The affair bitterly divided French society. Those who thought Dreyfus was innocent were known as "Dreyfusards"; those who thought he was guilty were "anti-Dreyfusards". These categories built upon existing divisions in French society; conservatives, traditionalists, and monarchists tended to be anti-Dreyfusards, while republicans, liberals, progressives, and socialists tended to be Dreyfusards. Dreyfus being Jewish, there was unsurprisingly a lot of underlying antisemitism; Dreyfus's supposed actions were held up by many anti-Dreyfusards as proof that Jews had loyalties that superseded national borders and that they could never truly be loyal citizens of France.

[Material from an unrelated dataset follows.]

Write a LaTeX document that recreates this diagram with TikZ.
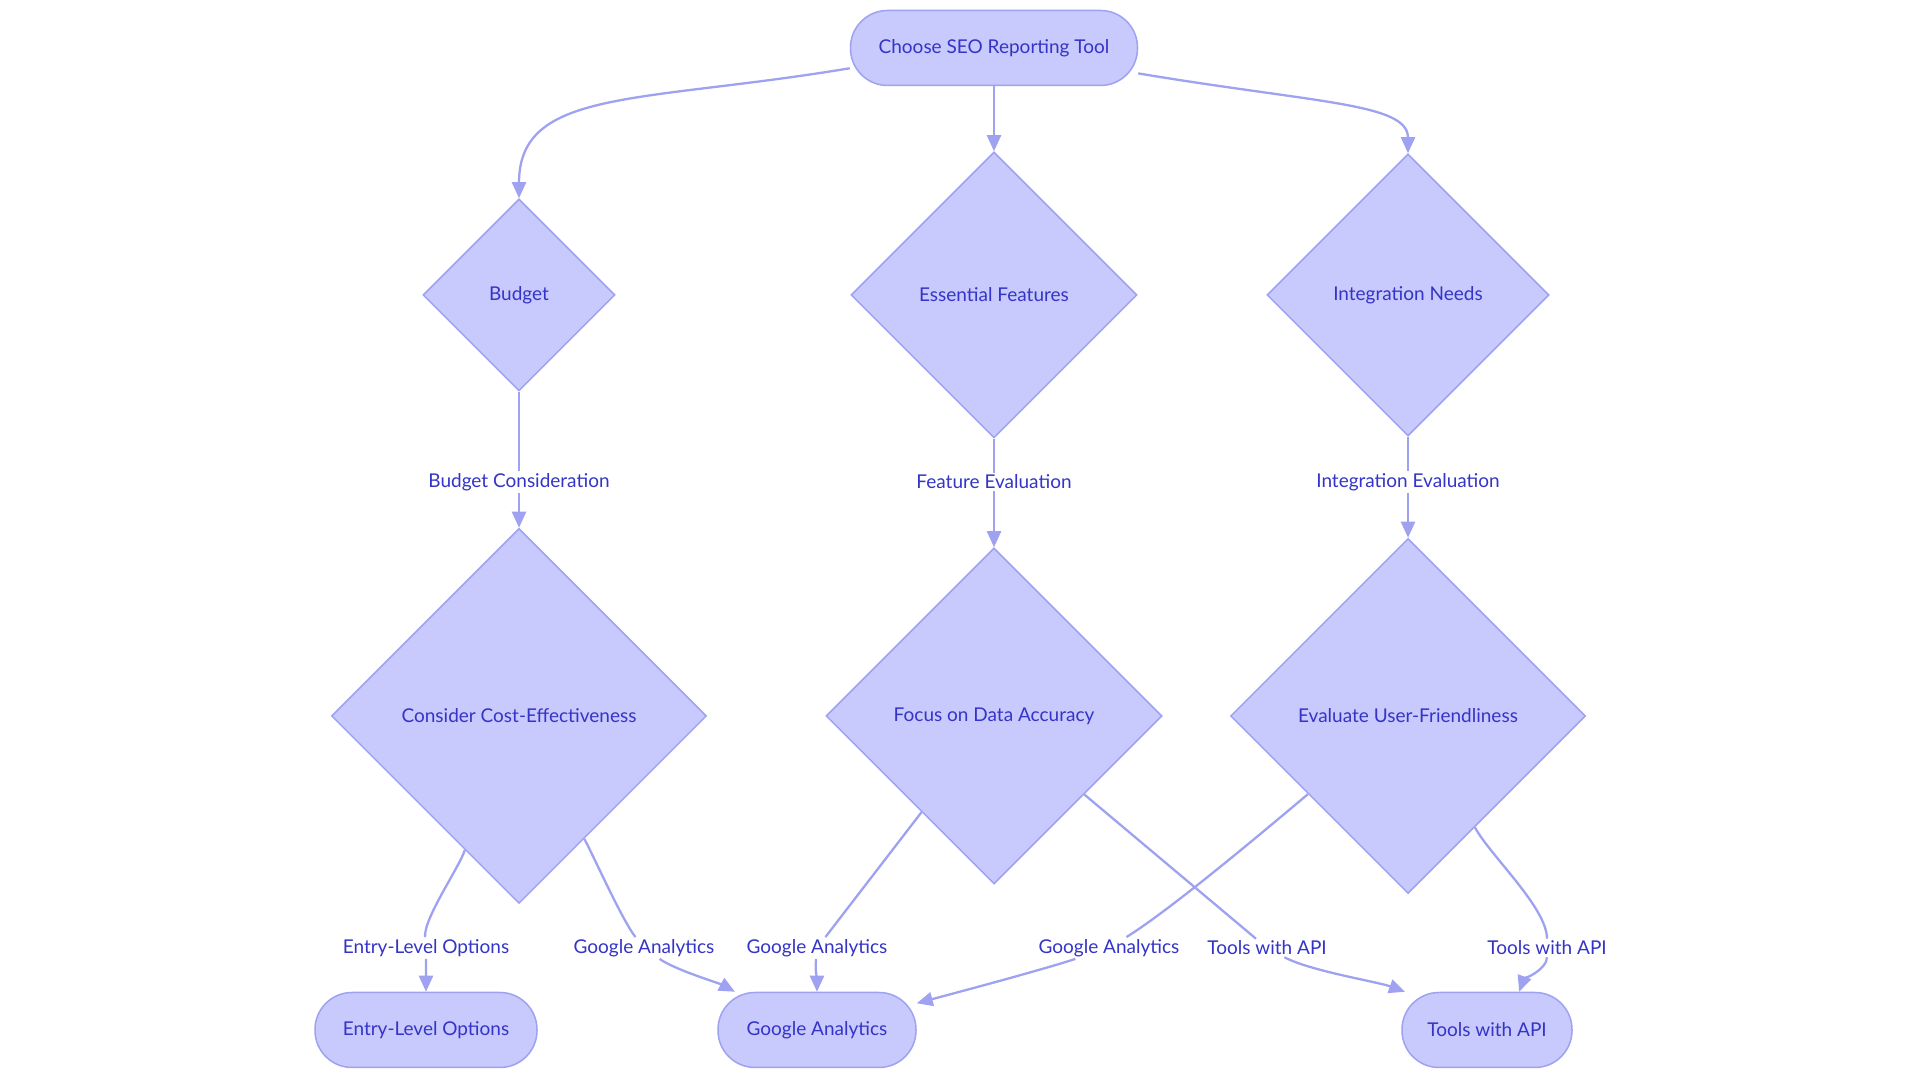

Antisemitic riots occurred in some cities.
After a lot of intrigue, Dreyfus was retried in 1899 and convicted again, albeit with "extenuating circumstances". Dreyfus was then pardoned by the President, motivated by the desire to just get the affair over with and move on (the legislature had recently passed an amnesty law for people involved in the affair). Of course, this didn't convince anti-Dreyfusards. The Supreme Court spent years reviewing the case, and eventually, in 1906, formally overturned Dreyfus's conviction and reinstated him into the Army. He later served honorably during World War One.
The affair galvanized the French left, feeding the growth of republican sentiment among them as well as the development of better-organized political parties and groups like the Human Rights League. Unfortunately, it also galvanized the French right in supporting the army over and against the republic, while giving plenty of fuel to antisemitism in French society, which would later be evident in the collaboration with the Nazis in occupied and Vichy France. L'Action française, a far-right political party, was founded as an anti-Dreyfusard movement, and would go on to end up becoming a fringe movement that nowadays co-operates with the party of expelled Front National leader Jean-Marie Le Pen. Theodor Herzl, considered the father of modern Zionism, was convinced by the affair to adopt Zionism and abandon previous support of Jewish integration, deciding that it showed Jews would never truly be welcome in Europe.
The affair also greatly helped the establishing of stricter secularism within France. While the French revolution had dabbled in both secularism and a quasi-deistic new "state religion", Napoleon had signed a concordat with the Pope that was rather favorable to the church and was still in force at the start of the affair. By the time the affair was over, mixing religion and politics had been thoroughly discredited, especially among the political left. A law passed in 1905 expressed this sentiment and is still in force. Ripple effects of this are perceptible to this day; on the one hand, the degree of state-church cooperation seen across the Channel or on the other side of the Rhine would be unthinkable in France, but on the other hand, outlawing the burqa is a particular French interpretation of secularism that would make most American First Amendment activists cringe.